In the local churches externally, and internally within our own congregation, our likings and dislikings often seem so petty don’t they? We are so programmed by our psyches, our personalities, our Myers-Briggs typology and the power games we play, our Freudian, Jungian and Adlerian drives, our political views and our aesthetics, that we more often than not dig in rather than take off. If we are all to be one as Jesus prayed we need to soar rather than tunnel, explore rather than draw the blinds and re-order our human and ecclesial priorities.
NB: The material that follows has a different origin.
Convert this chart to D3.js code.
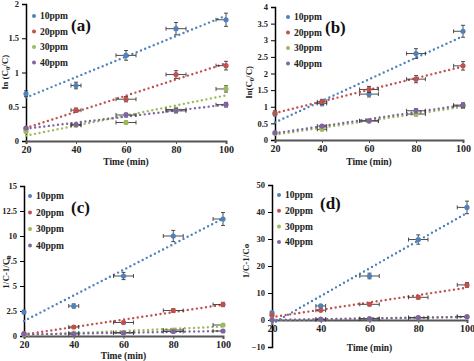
<!DOCTYPE html>
<html>
<head>
<meta charset="utf-8">
<script src="https://cdn.jsdelivr.net/npm/d3@7"></script>
<style>
  body { margin: 0; background: #fff; }
  svg text { font-family: "Liberation Serif", "Times New Roman", serif; font-weight: bold; }
</style>
</head>
<body>
<svg id="chart" width="474" height="361"></svg>
<script>
// shared x values and labels
var times = [20, 40, 60, 80, 100];
var seriesNames = ['10ppm', '20ppm', '30ppm', '40ppm'];
var colors = ['#4F81BD', '#C0504D', '#9BBB59', '#8064A2'];
var xErr = [0, 2, 4, 4, 4];

// panel (a) ln(C0/C)
var aVals = [
  [0.69, 0.81, 1.25, 1.64, 1.77],
  [0.18, 0.45, 0.61, 0.97, 1.10],
  [0.14, 0.23, 0.27, 0.46, 0.76],
  [0.19, 0.24, 0.38, 0.44, 0.53]
];
var aTicks = [0, 0.5, 1, 1.5, 2];

// panel (b) ln(C0/C)
var bVals = [
  [0.78, 1.10, 1.38, 2.60, 3.27],
  [0.82, 1.15, 1.52, 1.83, 2.23],
  [0.20, 0.32, 0.58, 0.78, 1.02],
  [0.22, 0.42, 0.57, 0.88, 1.05]
];
var bTicks = [0, 0.5, 1, 1.5, 2, 2.5, 3, 3.5, 4];

// panel (c) 1/C-1/C0
var cVals = [
  [2.4, 3.0, 6.0, 10.0, 11.7],
  [0.25, 0.9, 1.35, 2.55, 3.15],
  [0.15, 0.3, 0.35, 0.6, 1.1],
  [0.2, 0.2, 0.3, 0.45, 0.5]
];
var cTicks = [0, 2.5, 5, 7.5, 10, 12.5, 15];

// panel (d) 1/C-1/C0
var dVals = [
  [2.7, 5.2, 16.3, 29.8, 41.7],
  [1.8, 3.6, 5.8, 8.4, 13.0],
  [0.1, 0.3, 0.5, 0.8, 1.3],
  [0.1, 0.2, 0.4, 0.9, 1.2]
];
var dTicks = [-10, 0, 10, 20, 30, 40, 50];

var svg = d3.select('#chart');

function drawPanel(p) {
  var x = d3.scaleLinear().domain([20, 100]).range(p.xr);
  var y = d3.scaleLinear().domain([p.ticks[0], p.ticks[p.ticks.length - 1]]).range(p.yr);
  var g = svg.append('g');
  var y0 = y(Math.max(0, p.ticks[0]));

  // y axis
  var ya = g.append('g')
    .attr('transform', 'translate(' + p.xr[0] + ',0)')
    .call(d3.axisLeft(y).tickValues(p.ticks).tickSize(4).tickPadding(3).tickFormat(d3.format('')));
  ya.select('.domain').attr('stroke', '#000').attr('stroke-width', 1.5);
  ya.selectAll('.tick line').attr('stroke', '#000');
  ya.selectAll('text').style('font-size', '8.5px').attr('fill', '#222');

  // x axis
  var xa = g.append('g')
    .attr('transform', 'translate(0,' + y0 + ')')
    .call(d3.axisBottom(x).tickValues(times).tickSize(3).tickPadding(2));
  xa.select('.domain').attr('stroke', '#555').attr('stroke-width', 2);
  xa.selectAll('.tick line').attr('stroke', '#555');
  xa.selectAll('text').style('font-size', '10px').attr('fill', '#222');

  g.append('text')
    .attr('x', (p.xr[0] + p.xr[1]) / 2)
    .attr('y', p.xTitleY)
    .attr('text-anchor', 'middle')
    .style('font-size', '9.5px')
    .attr('fill', '#222')
    .text('Time (min)');

  var yt = g.append('text')
    .attr('transform', 'translate(' + p.yTitle[0] + ',' + p.yTitle[1] + ') rotate(-90)')
    .attr('text-anchor', 'middle')
    .style('font-size', '9px')
    .attr('fill', '#222');
  p.yTitleParts.forEach(function (t) {
    yt.append('tspan')
      .attr('dy', t[1] ? 2 : (t[2] ? -2 : 0))
      .style('font-size', t[1] ? '6.5px' : '9px')
      .text(t[0]);
  });

  g.append('text')
    .attr('x', p.label[0]).attr('y', p.label[1])
    .style('font-size', '17px')
    .attr('fill', '#111')
    .text(p.name);

  p.vals.forEach(function (vals, si) {
    var pts = times.map(function (t, i) { return { t: t, v: vals[i], i: i }; });
    // least squares trendline
    var mx = d3.mean(times), my = d3.mean(vals);
    var sxy = d3.sum(pts, function (d) { return (d.t - mx) * (d.v - my); });
    var sxx = d3.sum(times, function (t) { return (t - mx) * (t - mx); });
    var slope = sxy / sxx, icpt = my - slope * mx;
    var line = d3.line()
      .x(function (d) { return x(d); })
      .y(function (d) { return y(icpt + slope * d); });
    g.append('path')
      .datum([20, 100])
      .attr('fill', 'none')
      .attr('stroke', colors[si])
      .attr('stroke-width', 2.4)
      .attr('stroke-linecap', 'round')
      .attr('stroke-dasharray', '0 4.6')
      .attr('d', line);

    var eb = g.append('g').attr('stroke', '#3a3a3a').attr('stroke-width', 0.9);
    pts.forEach(function (d) {
      var ye = Math.abs(d.v) * 0.05 + (y.domain()[1] - y.domain()[0]) * 0.004;
      var cx = x(d.t), cy = y(d.v);
      // vertical error
      eb.append('line').attr('x1', cx).attr('x2', cx).attr('y1', y(d.v - ye)).attr('y2', y(d.v + ye));
      eb.append('line').attr('x1', cx - 2).attr('x2', cx + 2).attr('y1', y(d.v - ye)).attr('y2', y(d.v - ye));
      eb.append('line').attr('x1', cx - 2).attr('x2', cx + 2).attr('y1', y(d.v + ye)).attr('y2', y(d.v + ye));
      // horizontal error, clipped to axis range
      var xe = xErr[d.i];
      if (xe > 0) {
        var l = x(Math.max(20, d.t - xe)), r = x(Math.min(100, d.t + xe));
        eb.append('line').attr('x1', l).attr('x2', r).attr('y1', cy).attr('y2', cy);
        eb.append('line').attr('x1', l).attr('x2', l).attr('y1', cy - 2).attr('y2', cy + 2);
        eb.append('line').attr('x1', r).attr('x2', r).attr('y1', cy - 2).attr('y2', cy + 2);
      }
    });

    g.selectAll(null).data(pts).enter().append('circle')
      .attr('cx', function (d) { return x(d.t); })
      .attr('cy', function (d) { return y(d.v); })
      .attr('r', 2.6)
      .attr('fill', colors[si]);

    // legend
    var ly = p.legend[1] + si * p.legend[2];
    g.append('circle').attr('cx', p.legend[0]).attr('cy', ly).attr('r', 2).attr('fill', colors[si]);
    g.append('text').attr('x', p.legend[0] + 6).attr('y', ly + 3.2)
      .style('font-size', '9.5px').attr('fill', '#222').text(seriesNames[si]);
  });
}

drawPanel({ name: '(a)', vals: aVals, ticks: aTicks, xr: [26, 226], yr: [141, 4],
  xTitleY: 165, yTitle: [8, 72], yTitleParts: [['ln (C', false], ['0', true], ['/C)', false, true]],
  label: [71, 31], legend: [34, 16, 15.5] });
drawPanel({ name: '(b)', vals: bVals, ticks: bTicks, xr: [275, 463], yr: [140, 7],
  xTitleY: 165, yTitle: [252, 82], yTitleParts: [['ln(C', false], ['0', true], ['/C)', false, true]],
  label: [325, 33], legend: [288, 17, 15.5] });
drawPanel({ name: '(c)', vals: cVals, ticks: cTicks, xr: [24, 223], yr: [336, 186],
  xTitleY: 359, yTitle: [8.5, 272], yTitleParts: [['1/C-1/C', false], ['0', true]],
  label: [71, 213], legend: [30, 196, 16.5] });
drawPanel({ name: '(d)', vals: dVals, ticks: dTicks, xr: [272, 467], yr: [347, 185],
  xTitleY: 351, yTitle: [249, 261], yTitleParts: [['1/C-1/Co', false]],
  label: [320, 209], legend: [279, 195, 15.7] });
</script>
</body>
</html>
I would like my hero Rowan Williams to have the last word this morning as he reflects on the incarnation:

Archbishop Rowan Williams
Archbishop Rowan Williams
" In a situation where God is feared and mistrusted by human beings, God becomes human - to share the world of those who were his enemies and to risk what they risk, temptation, rejection, death. It is as if God says, ‘I see the God you see, the God who is distant and hostile or unpredictable; and the only way I can show you the truth is by living in your midst a human life of such reconciled trust that you will see God afresh. "

‘Reconciled trust’, now there’s a challenge. Whether as human beings worried about planetary survival and its quality of life for everyone, or as Australians worried about the "welcome" we offer to refugees, or as Christians who believe that what we commonly believe about Jesus is more important than what we can’t believe, or as Anglicans, high, low or nebulous, or as parishioners of St Johns with all its recent troubles and challenging fresh opportunities, ‘reconciled trust’ would seem to be a final mantra for me to leave with you as Jesus prays through us this morning that we might all be one.